Material shown ▸
◆ ◆ ◆ ◆ ◆ ◆ ◆
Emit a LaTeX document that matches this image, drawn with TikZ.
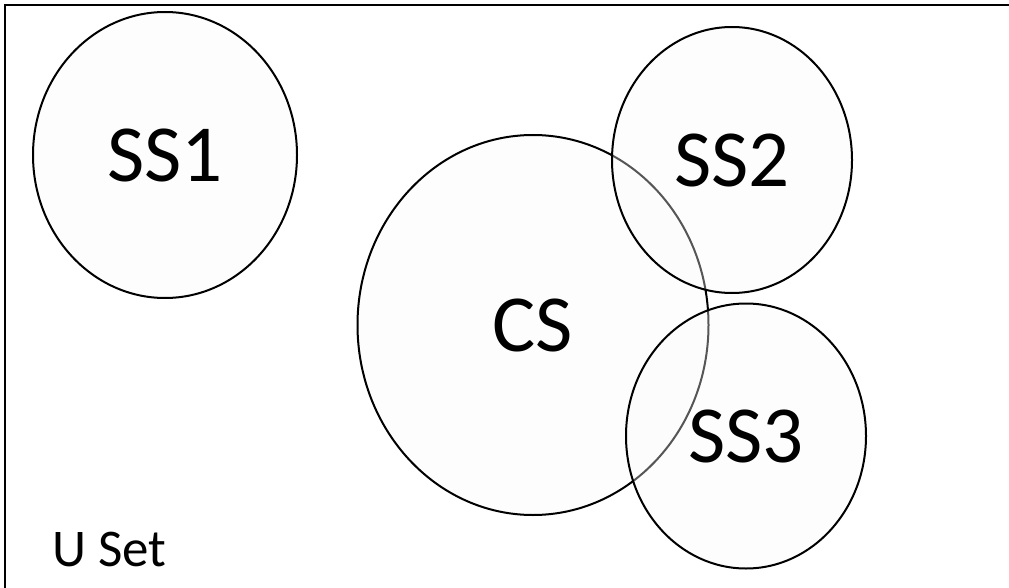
\documentclass[tikz,border=0pt]{standalone}
\usepackage{fontspec}
\setmainfont{Carlito}
\usetikzlibrary{shapes.geometric}
\begin{document}
\begin{tikzpicture}[x=1pt,y=-1pt,
  setbubble/.style={ellipse,draw=black,line width=2pt,fill=gray!5,fill opacity=0.35,
    text opacity=1,inner sep=0pt,font=\fontsize{81}{97}\selectfont},
  frameline/.style={line width=2.6pt,black}]
\useasboundingbox (0,0) rectangle (1009,588);
% universe frame (top and left edges)
\coordinate (ftr) at (1012,5);
\coordinate (ftl) at (5,5);
\coordinate (fbl) at (5,592);
\draw[frameline] (ftr) -- (ftl) -- (fbl);
% sets
\node[setbubble,minimum width=264pt,minimum height=286pt] (ss1) at (165,155) {SS1};
\node[setbubble,minimum width=351pt,minimum height=380pt] (cs) at (533,325) {CS};
\node[setbubble,minimum width=240pt,minimum height=266pt] (ss2) at (732,160) {SS2};
\node[setbubble,minimum width=240pt,minimum height=265pt] (ss3) at (746,436) {SS3};
\node[font=\fontsize{53}{64}\selectfont,anchor=base west,inner sep=0pt] (uset) at (52,566) {U Set};
\end{tikzpicture}
\end{document}
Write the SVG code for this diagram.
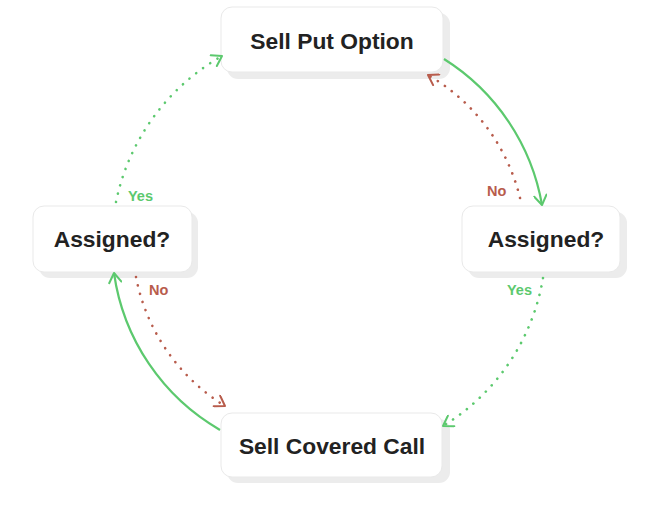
◆ ◆ ◆ ◆ ◆ ◆ ◆
Go back to the records above and write them out exactly, without the pictures.

Emit a LaTeX document that matches this image, drawn with TikZ.
\documentclass[tikz,border=0pt]{standalone}
\usepackage{fontspec}
\setmainfont{Carlito}
\usetikzlibrary{shapes.geometric}
\begin{document}
\begin{tikzpicture}[x=1pt,y=-1pt,
  setbubble/.style={ellipse,draw=black,line width=2pt,fill=gray!5,fill opacity=0.35,
    text opacity=1,inner sep=0pt,font=\fontsize{81}{97}\selectfont},
  frameline/.style={line width=2.6pt,black}]
\useasboundingbox (0,0) rectangle (1009,588);
% universe frame (top and left edges)
\coordinate (ftr) at (1012,5);
\coordinate (ftl) at (5,5);
\coordinate (fbl) at (5,592);
\draw[frameline] (ftr) -- (ftl) -- (fbl);
% sets
\node[setbubble,minimum width=264pt,minimum height=286pt] (ss1) at (165,155) {SS1};
\node[setbubble,minimum width=351pt,minimum height=380pt] (cs) at (533,325) {CS};
\node[setbubble,minimum width=240pt,minimum height=266pt] (ss2) at (732,160) {SS2};
\node[setbubble,minimum width=240pt,minimum height=265pt] (ss3) at (746,436) {SS3};
\node[font=\fontsize{53}{64}\selectfont,anchor=base west,inner sep=0pt] (uset) at (52,566) {U Set};
\end{tikzpicture}
\end{document}
Write the SVG code for this diagram.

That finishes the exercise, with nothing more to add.